Monday, April 1, 2013

Falls Changing Leaves: an IMMERSIVE main-stage production

Artwork by Andie Patterson

On the Community-Engaged Theatre study abroad program in Ireland last summer, a group of graduate and undergraduate students worked with one facilitator to write and perform an original full-length play in 48 hours. The play, devised “from the dust in the room” came to life and was performed in the Samuel Beckett Theatre on Trinity College’s campus in Dublin. The play was a success and garnered multiple positive reviews. Now, half a year later, those on the original team still in New York have revised, edited, and are re-mounting the project with a new cast and in a new space.

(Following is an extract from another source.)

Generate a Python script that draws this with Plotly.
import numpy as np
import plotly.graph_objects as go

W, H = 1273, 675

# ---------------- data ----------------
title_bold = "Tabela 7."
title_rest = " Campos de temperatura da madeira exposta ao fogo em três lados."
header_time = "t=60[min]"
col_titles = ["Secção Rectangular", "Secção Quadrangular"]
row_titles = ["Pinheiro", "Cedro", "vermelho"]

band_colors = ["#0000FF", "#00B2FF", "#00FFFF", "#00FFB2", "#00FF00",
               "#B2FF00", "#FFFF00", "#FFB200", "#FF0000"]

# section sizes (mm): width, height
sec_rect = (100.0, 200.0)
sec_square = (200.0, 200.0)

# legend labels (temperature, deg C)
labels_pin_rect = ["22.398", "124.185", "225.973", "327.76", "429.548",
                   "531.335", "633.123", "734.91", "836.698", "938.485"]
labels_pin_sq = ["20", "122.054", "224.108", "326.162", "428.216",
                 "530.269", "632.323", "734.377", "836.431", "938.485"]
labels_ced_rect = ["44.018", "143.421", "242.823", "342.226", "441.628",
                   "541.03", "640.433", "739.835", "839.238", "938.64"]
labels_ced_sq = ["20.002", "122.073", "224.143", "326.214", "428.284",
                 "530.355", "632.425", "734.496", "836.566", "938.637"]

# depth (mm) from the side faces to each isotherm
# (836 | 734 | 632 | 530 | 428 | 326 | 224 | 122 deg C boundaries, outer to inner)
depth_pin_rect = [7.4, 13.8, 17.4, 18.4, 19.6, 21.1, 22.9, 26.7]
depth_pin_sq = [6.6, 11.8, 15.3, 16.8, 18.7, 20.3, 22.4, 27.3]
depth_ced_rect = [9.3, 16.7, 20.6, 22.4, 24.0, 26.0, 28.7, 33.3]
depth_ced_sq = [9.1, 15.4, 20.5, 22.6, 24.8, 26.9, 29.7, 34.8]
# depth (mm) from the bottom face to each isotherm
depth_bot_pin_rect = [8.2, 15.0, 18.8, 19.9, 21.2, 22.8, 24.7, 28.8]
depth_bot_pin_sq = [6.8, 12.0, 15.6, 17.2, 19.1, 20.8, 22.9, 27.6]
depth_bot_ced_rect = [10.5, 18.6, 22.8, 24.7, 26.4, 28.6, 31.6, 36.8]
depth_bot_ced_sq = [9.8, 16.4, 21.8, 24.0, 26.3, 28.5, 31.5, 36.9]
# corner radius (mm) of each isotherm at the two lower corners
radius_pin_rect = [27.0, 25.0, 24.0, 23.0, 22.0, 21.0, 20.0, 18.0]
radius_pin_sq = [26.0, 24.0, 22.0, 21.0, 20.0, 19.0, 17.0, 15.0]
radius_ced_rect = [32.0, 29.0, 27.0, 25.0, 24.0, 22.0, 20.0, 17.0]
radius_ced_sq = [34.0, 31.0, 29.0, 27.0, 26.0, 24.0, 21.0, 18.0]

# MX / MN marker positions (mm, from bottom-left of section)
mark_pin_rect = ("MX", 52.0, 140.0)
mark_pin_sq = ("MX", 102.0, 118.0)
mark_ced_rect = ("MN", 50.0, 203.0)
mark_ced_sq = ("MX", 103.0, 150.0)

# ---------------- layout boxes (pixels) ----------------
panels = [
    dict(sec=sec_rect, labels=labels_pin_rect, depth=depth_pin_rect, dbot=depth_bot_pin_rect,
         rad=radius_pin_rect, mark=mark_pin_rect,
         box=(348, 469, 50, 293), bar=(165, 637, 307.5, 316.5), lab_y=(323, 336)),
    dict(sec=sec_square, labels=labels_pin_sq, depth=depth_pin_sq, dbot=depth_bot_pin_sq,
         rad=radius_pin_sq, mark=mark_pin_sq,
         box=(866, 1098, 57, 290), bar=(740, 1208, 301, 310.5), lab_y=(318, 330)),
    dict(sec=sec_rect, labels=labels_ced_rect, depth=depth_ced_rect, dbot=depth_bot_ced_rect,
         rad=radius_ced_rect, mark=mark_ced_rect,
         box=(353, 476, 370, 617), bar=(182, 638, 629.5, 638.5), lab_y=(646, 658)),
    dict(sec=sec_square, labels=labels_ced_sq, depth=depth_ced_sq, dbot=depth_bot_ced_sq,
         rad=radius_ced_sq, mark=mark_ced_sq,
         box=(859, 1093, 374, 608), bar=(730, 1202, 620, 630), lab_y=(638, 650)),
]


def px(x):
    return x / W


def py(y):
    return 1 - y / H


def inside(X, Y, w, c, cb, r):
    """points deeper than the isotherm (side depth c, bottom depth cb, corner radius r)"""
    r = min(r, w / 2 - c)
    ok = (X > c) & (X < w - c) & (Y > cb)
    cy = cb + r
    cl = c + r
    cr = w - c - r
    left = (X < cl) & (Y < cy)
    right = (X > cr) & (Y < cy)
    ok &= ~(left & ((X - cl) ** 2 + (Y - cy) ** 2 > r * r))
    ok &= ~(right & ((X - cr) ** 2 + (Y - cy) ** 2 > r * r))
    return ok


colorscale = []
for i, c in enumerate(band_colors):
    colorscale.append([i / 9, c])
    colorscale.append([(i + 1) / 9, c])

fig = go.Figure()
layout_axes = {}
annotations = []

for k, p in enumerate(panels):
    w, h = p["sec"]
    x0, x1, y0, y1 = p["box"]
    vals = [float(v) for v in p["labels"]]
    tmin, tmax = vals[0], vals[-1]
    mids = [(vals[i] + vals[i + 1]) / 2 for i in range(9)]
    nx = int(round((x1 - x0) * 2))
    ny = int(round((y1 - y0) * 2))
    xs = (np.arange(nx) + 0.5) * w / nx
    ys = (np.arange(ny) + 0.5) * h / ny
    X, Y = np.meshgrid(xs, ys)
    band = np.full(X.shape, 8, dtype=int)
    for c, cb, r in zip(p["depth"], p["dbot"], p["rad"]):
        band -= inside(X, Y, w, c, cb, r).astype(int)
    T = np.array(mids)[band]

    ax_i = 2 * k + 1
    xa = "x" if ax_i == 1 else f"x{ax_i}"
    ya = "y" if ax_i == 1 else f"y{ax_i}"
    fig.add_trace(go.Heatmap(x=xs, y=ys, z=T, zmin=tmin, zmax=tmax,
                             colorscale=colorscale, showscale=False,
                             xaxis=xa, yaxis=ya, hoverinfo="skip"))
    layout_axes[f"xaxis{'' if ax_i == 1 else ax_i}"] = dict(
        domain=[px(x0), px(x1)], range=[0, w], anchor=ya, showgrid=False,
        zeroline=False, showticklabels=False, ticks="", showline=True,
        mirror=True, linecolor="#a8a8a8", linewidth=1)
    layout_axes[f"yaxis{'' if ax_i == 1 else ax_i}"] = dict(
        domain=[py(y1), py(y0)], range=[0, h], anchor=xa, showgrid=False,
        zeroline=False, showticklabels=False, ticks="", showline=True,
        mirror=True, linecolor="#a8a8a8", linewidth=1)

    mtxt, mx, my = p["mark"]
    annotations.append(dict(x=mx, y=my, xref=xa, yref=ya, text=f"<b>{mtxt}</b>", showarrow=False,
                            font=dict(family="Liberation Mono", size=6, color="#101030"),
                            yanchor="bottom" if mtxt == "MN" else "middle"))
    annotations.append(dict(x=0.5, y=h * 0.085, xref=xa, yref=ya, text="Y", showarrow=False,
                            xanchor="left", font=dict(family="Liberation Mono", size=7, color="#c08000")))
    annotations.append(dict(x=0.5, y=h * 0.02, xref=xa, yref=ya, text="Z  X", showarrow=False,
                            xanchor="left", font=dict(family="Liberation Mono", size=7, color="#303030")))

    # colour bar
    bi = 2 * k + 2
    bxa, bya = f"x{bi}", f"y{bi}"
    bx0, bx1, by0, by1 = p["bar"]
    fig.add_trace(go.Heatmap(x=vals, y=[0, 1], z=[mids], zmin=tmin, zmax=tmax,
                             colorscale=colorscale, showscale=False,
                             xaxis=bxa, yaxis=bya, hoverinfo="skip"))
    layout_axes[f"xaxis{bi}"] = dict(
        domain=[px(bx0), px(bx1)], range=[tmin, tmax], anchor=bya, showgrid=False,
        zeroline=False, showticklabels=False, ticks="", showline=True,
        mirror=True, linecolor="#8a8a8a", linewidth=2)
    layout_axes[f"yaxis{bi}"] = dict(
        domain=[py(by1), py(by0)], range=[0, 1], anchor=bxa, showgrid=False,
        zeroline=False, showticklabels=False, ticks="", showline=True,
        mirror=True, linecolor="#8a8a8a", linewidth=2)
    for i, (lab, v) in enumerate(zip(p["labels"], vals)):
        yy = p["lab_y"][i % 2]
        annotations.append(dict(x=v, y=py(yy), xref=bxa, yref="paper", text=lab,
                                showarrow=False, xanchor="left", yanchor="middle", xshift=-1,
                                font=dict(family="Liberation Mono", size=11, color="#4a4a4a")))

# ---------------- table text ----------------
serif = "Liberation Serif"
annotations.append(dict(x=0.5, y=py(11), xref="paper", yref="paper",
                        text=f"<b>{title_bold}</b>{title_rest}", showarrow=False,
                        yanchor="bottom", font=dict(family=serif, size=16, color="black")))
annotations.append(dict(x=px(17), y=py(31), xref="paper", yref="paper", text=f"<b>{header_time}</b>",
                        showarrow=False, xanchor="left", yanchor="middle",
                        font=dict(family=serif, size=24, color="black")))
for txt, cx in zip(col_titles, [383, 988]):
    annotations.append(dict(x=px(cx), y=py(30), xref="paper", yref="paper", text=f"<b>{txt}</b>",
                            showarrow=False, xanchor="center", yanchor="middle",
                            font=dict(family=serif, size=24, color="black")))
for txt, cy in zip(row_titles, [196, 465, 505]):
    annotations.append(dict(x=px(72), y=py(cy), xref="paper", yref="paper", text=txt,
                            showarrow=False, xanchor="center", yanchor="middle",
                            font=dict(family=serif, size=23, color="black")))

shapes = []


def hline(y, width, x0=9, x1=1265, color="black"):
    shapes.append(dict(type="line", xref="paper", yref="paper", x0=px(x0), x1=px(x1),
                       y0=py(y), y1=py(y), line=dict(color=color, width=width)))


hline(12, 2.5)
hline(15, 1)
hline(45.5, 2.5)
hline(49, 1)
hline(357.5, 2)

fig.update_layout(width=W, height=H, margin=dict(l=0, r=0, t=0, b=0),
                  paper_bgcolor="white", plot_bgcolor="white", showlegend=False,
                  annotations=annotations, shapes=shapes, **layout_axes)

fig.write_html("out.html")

Like the group that wrote it, the play blends realism, magic, absurdity, and audience-interaction to create something wholly original. American culture, history, and family combines with Irish tradition, culture, and history in a blanket of mystery to tell a story about our roots and past, our daunting present, and the darkly bright future.

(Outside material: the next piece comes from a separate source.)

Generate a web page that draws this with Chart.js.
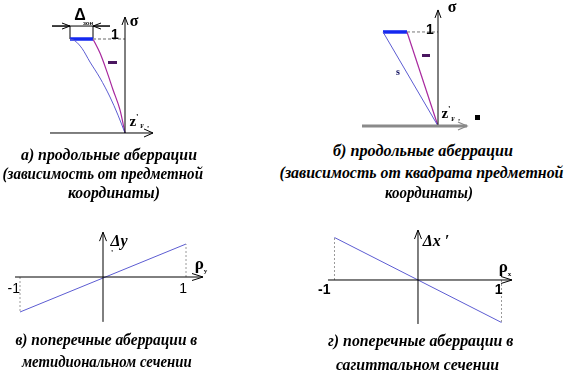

The Uproar Theatre Corps is proud to present its spring main stage production, Fall’s Changing Leaves, this April 11, 12, and 13. This original devised production was originally written and produced in the Samuel Beckett Theatre in Dublin, Ireland by Taylor Barnard, Moises Castro, Jack Dod, Declan Gorman, Brad Harris, Valerie Issembert, Kate Kearns, and Amy Pottinger. Now, it is making its North American debut with a revised script and new cast members.

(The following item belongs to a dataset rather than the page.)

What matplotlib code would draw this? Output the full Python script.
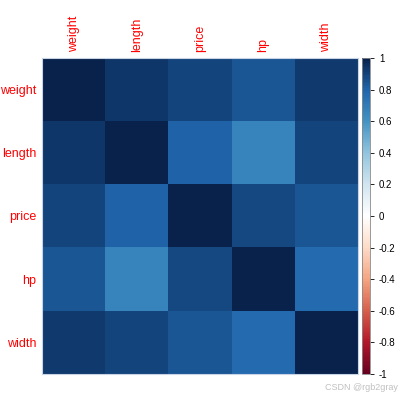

Chronicling over two hundred years of the crann O’Riada, from the American Revolution to the the death of its current patriarch, “Fall’s Changing Leaves” is a drama about family, mystery, and how our past is just as rooted in us as our family tree is rooted in the earth. The action takes place at the wake of James Ryder, where the audience are mourners, and the cast of characters include a recently married lesbian couple with a troublesome two year old, a juvenile delinquent math whiz, a drunk pediatrician, a mysterious visitor, a very confused genealogist, and someone whose past and future are as muddled as the land from which he came.
The wake of James Ryder will be held April 11, 12, and 13 at 8pm in the Palladium Multipurpose Room, 140 E 14th St. As this is a wake, and James’s family is still in mourning, we ask that you wear black, but please do be prepared to celebrate James’s life.